Problem statement – Without the pictures, output the records below word for word.

Data in this exercise –
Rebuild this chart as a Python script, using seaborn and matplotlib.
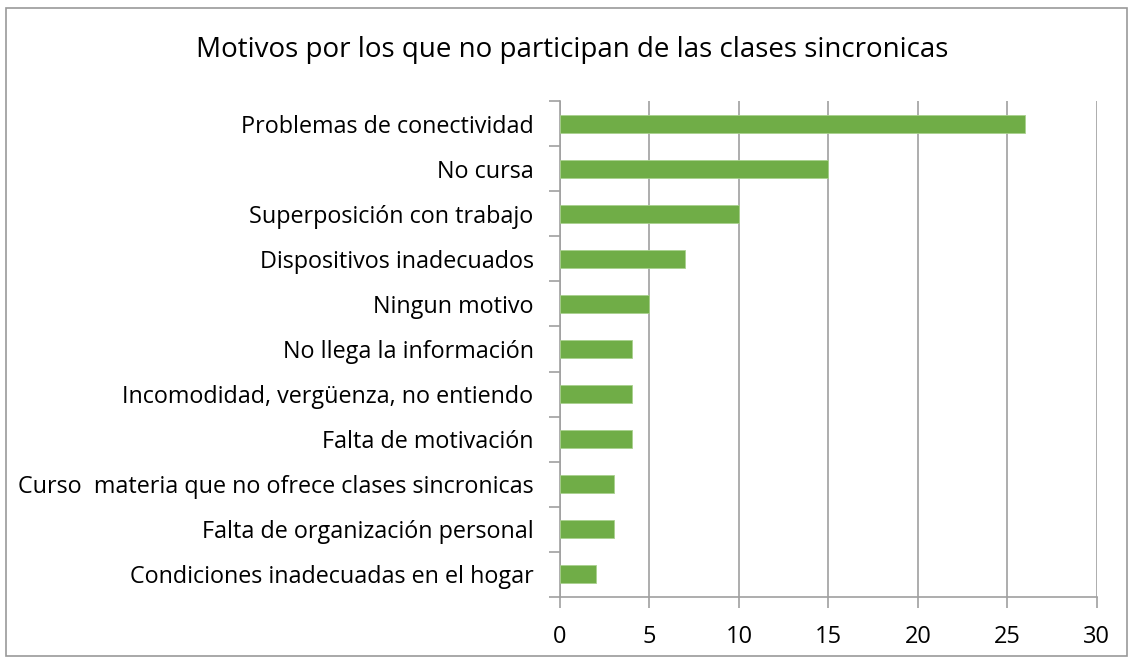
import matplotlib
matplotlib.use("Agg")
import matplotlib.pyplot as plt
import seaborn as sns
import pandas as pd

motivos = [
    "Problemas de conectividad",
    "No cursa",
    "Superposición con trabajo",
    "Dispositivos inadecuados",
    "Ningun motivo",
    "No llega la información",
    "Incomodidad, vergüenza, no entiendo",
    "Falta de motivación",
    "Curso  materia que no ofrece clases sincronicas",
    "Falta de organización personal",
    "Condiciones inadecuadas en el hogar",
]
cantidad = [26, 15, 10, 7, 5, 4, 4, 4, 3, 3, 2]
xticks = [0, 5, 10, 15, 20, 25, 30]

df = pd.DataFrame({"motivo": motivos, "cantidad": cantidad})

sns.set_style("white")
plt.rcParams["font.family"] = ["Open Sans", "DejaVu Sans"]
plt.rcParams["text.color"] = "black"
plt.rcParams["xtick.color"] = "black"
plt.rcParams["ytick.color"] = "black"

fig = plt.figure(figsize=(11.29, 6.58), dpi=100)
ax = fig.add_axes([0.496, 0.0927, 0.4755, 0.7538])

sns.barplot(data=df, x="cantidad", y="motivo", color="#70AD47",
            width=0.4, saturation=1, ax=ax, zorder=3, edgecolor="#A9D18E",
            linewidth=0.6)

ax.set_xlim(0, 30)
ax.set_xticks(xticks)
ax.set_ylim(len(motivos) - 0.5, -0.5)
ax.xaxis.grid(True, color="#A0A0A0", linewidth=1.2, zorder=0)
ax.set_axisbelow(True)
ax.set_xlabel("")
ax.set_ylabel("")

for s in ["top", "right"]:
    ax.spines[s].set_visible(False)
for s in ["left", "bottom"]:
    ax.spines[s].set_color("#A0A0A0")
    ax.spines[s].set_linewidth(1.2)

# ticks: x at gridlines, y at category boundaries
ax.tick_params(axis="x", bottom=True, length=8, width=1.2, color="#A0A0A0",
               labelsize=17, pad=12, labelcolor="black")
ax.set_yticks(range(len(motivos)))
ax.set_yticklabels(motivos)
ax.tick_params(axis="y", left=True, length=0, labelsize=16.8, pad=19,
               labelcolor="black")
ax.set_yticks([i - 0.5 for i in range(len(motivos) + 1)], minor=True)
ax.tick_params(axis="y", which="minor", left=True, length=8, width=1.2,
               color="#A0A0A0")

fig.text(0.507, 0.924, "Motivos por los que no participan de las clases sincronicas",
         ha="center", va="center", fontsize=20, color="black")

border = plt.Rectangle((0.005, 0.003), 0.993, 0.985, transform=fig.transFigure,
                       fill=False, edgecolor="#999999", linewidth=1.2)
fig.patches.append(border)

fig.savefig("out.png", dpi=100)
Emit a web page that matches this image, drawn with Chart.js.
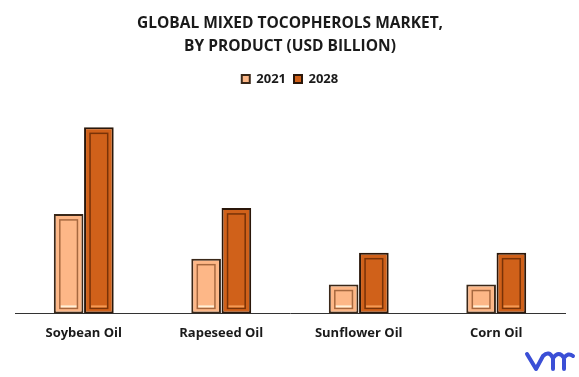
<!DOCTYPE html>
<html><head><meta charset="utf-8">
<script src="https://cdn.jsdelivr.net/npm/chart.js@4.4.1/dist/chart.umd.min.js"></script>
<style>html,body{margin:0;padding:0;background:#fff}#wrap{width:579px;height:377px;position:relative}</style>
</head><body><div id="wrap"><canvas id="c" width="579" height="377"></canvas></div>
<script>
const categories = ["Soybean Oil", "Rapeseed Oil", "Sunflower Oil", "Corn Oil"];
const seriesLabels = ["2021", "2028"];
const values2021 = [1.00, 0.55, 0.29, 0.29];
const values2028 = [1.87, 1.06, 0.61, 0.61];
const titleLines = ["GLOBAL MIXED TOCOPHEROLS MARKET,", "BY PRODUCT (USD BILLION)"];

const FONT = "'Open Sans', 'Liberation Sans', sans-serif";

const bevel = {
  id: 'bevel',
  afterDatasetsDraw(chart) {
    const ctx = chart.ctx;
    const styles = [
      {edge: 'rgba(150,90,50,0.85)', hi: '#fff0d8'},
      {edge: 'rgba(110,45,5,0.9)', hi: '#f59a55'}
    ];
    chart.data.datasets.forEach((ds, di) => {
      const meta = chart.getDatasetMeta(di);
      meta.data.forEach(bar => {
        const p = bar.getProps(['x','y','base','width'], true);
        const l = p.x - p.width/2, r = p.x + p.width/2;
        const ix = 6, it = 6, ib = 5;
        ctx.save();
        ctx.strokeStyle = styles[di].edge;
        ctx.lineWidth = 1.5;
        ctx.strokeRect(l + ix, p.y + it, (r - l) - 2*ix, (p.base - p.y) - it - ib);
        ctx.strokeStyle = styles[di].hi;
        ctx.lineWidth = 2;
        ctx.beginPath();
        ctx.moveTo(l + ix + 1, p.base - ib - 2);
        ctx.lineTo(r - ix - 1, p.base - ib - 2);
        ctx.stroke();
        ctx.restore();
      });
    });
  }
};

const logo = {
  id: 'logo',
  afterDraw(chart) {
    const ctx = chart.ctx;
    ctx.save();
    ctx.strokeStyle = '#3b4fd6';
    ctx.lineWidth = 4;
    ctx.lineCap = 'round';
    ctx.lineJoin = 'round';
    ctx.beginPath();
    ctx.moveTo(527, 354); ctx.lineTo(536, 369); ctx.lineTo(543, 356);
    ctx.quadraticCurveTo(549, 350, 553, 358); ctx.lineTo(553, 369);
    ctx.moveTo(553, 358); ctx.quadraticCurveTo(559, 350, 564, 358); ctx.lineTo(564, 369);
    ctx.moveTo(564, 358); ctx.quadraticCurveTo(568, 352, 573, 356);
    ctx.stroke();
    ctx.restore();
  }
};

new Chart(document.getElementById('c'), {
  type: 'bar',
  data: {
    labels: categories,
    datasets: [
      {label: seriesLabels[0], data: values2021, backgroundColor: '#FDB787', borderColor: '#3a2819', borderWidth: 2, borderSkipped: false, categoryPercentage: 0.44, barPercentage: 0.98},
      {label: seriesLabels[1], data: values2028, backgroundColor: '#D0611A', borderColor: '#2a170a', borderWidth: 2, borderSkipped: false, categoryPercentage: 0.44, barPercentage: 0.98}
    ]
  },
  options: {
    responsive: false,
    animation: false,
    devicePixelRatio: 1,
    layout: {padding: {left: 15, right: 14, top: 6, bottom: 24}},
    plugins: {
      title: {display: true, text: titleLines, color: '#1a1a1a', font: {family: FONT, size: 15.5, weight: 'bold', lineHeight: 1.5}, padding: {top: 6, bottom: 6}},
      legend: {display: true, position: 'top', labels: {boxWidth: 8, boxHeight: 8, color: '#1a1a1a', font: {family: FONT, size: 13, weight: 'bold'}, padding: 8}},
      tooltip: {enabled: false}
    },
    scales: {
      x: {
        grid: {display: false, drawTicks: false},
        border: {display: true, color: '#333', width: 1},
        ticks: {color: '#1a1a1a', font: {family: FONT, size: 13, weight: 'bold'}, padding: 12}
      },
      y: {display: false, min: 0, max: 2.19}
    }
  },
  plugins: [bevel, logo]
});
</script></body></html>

The response –
Rebuild this chart as a Python script, using seaborn and matplotlib.
import matplotlib
matplotlib.use("Agg")
import matplotlib.pyplot as plt
import seaborn as sns
import pandas as pd

motivos = [
    "Problemas de conectividad",
    "No cursa",
    "Superposición con trabajo",
    "Dispositivos inadecuados",
    "Ningun motivo",
    "No llega la información",
    "Incomodidad, vergüenza, no entiendo",
    "Falta de motivación",
    "Curso  materia que no ofrece clases sincronicas",
    "Falta de organización personal",
    "Condiciones inadecuadas en el hogar",
]
cantidad = [26, 15, 10, 7, 5, 4, 4, 4, 3, 3, 2]
xticks = [0, 5, 10, 15, 20, 25, 30]

df = pd.DataFrame({"motivo": motivos, "cantidad": cantidad})

sns.set_style("white")
plt.rcParams["font.family"] = ["Open Sans", "DejaVu Sans"]
plt.rcParams["text.color"] = "black"
plt.rcParams["xtick.color"] = "black"
plt.rcParams["ytick.color"] = "black"

fig = plt.figure(figsize=(11.29, 6.58), dpi=100)
ax = fig.add_axes([0.496, 0.0927, 0.4755, 0.7538])

sns.barplot(data=df, x="cantidad", y="motivo", color="#70AD47",
            width=0.4, saturation=1, ax=ax, zorder=3, edgecolor="#A9D18E",
            linewidth=0.6)

ax.set_xlim(0, 30)
ax.set_xticks(xticks)
ax.set_ylim(len(motivos) - 0.5, -0.5)
ax.xaxis.grid(True, color="#A0A0A0", linewidth=1.2, zorder=0)
ax.set_axisbelow(True)
ax.set_xlabel("")
ax.set_ylabel("")

for s in ["top", "right"]:
    ax.spines[s].set_visible(False)
for s in ["left", "bottom"]:
    ax.spines[s].set_color("#A0A0A0")
    ax.spines[s].set_linewidth(1.2)

# ticks: x at gridlines, y at category boundaries
ax.tick_params(axis="x", bottom=True, length=8, width=1.2, color="#A0A0A0",
               labelsize=17, pad=12, labelcolor="black")
ax.set_yticks(range(len(motivos)))
ax.set_yticklabels(motivos)
ax.tick_params(axis="y", left=True, length=0, labelsize=16.8, pad=19,
               labelcolor="black")
ax.set_yticks([i - 0.5 for i in range(len(motivos) + 1)], minor=True)
ax.tick_params(axis="y", which="minor", left=True, length=8, width=1.2,
               color="#A0A0A0")

fig.text(0.507, 0.924, "Motivos por los que no participan de las clases sincronicas",
         ha="center", va="center", fontsize=20, color="black")

border = plt.Rectangle((0.005, 0.003), 0.993, 0.985, transform=fig.transFigure,
                       fill=False, edgecolor="#999999", linewidth=1.2)
fig.patches.append(border)

fig.savefig("out.png", dpi=100)
Emit a web page that matches this image, drawn with Chart.js.
<!DOCTYPE html>
<html><head><meta charset="utf-8">
<script src="https://cdn.jsdelivr.net/npm/chart.js@4.4.1/dist/chart.umd.min.js"></script>
<style>html,body{margin:0;padding:0;background:#fff}#wrap{width:579px;height:377px;position:relative}</style>
</head><body><div id="wrap"><canvas id="c" width="579" height="377"></canvas></div>
<script>
const categories = ["Soybean Oil", "Rapeseed Oil", "Sunflower Oil", "Corn Oil"];
const seriesLabels = ["2021", "2028"];
const values2021 = [1.00, 0.55, 0.29, 0.29];
const values2028 = [1.87, 1.06, 0.61, 0.61];
const titleLines = ["GLOBAL MIXED TOCOPHEROLS MARKET,", "BY PRODUCT (USD BILLION)"];

const FONT = "'Open Sans', 'Liberation Sans', sans-serif";

const bevel = {
  id: 'bevel',
  afterDatasetsDraw(chart) {
    const ctx = chart.ctx;
    const styles = [
      {edge: 'rgba(150,90,50,0.85)', hi: '#fff0d8'},
      {edge: 'rgba(110,45,5,0.9)', hi: '#f59a55'}
    ];
    chart.data.datasets.forEach((ds, di) => {
      const meta = chart.getDatasetMeta(di);
      meta.data.forEach(bar => {
        const p = bar.getProps(['x','y','base','width'], true);
        const l = p.x - p.width/2, r = p.x + p.width/2;
        const ix = 6, it = 6, ib = 5;
        ctx.save();
        ctx.strokeStyle = styles[di].edge;
        ctx.lineWidth = 1.5;
        ctx.strokeRect(l + ix, p.y + it, (r - l) - 2*ix, (p.base - p.y) - it - ib);
        ctx.strokeStyle = styles[di].hi;
        ctx.lineWidth = 2;
        ctx.beginPath();
        ctx.moveTo(l + ix + 1, p.base - ib - 2);
        ctx.lineTo(r - ix - 1, p.base - ib - 2);
        ctx.stroke();
        ctx.restore();
      });
    });
  }
};

const logo = {
  id: 'logo',
  afterDraw(chart) {
    const ctx = chart.ctx;
    ctx.save();
    ctx.strokeStyle = '#3b4fd6';
    ctx.lineWidth = 4;
    ctx.lineCap = 'round';
    ctx.lineJoin = 'round';
    ctx.beginPath();
    ctx.moveTo(527, 354); ctx.lineTo(536, 369); ctx.lineTo(543, 356);
    ctx.quadraticCurveTo(549, 350, 553, 358); ctx.lineTo(553, 369);
    ctx.moveTo(553, 358); ctx.quadraticCurveTo(559, 350, 564, 358); ctx.lineTo(564, 369);
    ctx.moveTo(564, 358); ctx.quadraticCurveTo(568, 352, 573, 356);
    ctx.stroke();
    ctx.restore();
  }
};

new Chart(document.getElementById('c'), {
  type: 'bar',
  data: {
    labels: categories,
    datasets: [
      {label: seriesLabels[0], data: values2021, backgroundColor: '#FDB787', borderColor: '#3a2819', borderWidth: 2, borderSkipped: false, categoryPercentage: 0.44, barPercentage: 0.98},
      {label: seriesLabels[1], data: values2028, backgroundColor: '#D0611A', borderColor: '#2a170a', borderWidth: 2, borderSkipped: false, categoryPercentage: 0.44, barPercentage: 0.98}
    ]
  },
  options: {
    responsive: false,
    animation: false,
    devicePixelRatio: 1,
    layout: {padding: {left: 15, right: 14, top: 6, bottom: 24}},
    plugins: {
      title: {display: true, text: titleLines, color: '#1a1a1a', font: {family: FONT, size: 15.5, weight: 'bold', lineHeight: 1.5}, padding: {top: 6, bottom: 6}},
      legend: {display: true, position: 'top', labels: {boxWidth: 8, boxHeight: 8, color: '#1a1a1a', font: {family: FONT, size: 13, weight: 'bold'}, padding: 8}},
      tooltip: {enabled: false}
    },
    scales: {
      x: {
        grid: {display: false, drawTicks: false},
        border: {display: true, color: '#333', width: 1},
        ticks: {color: '#1a1a1a', font: {family: FONT, size: 13, weight: 'bold'}, padding: 12}
      },
      y: {display: false, min: 0, max: 2.19}
    }
  },
  plugins: [bevel, logo]
});
</script></body></html>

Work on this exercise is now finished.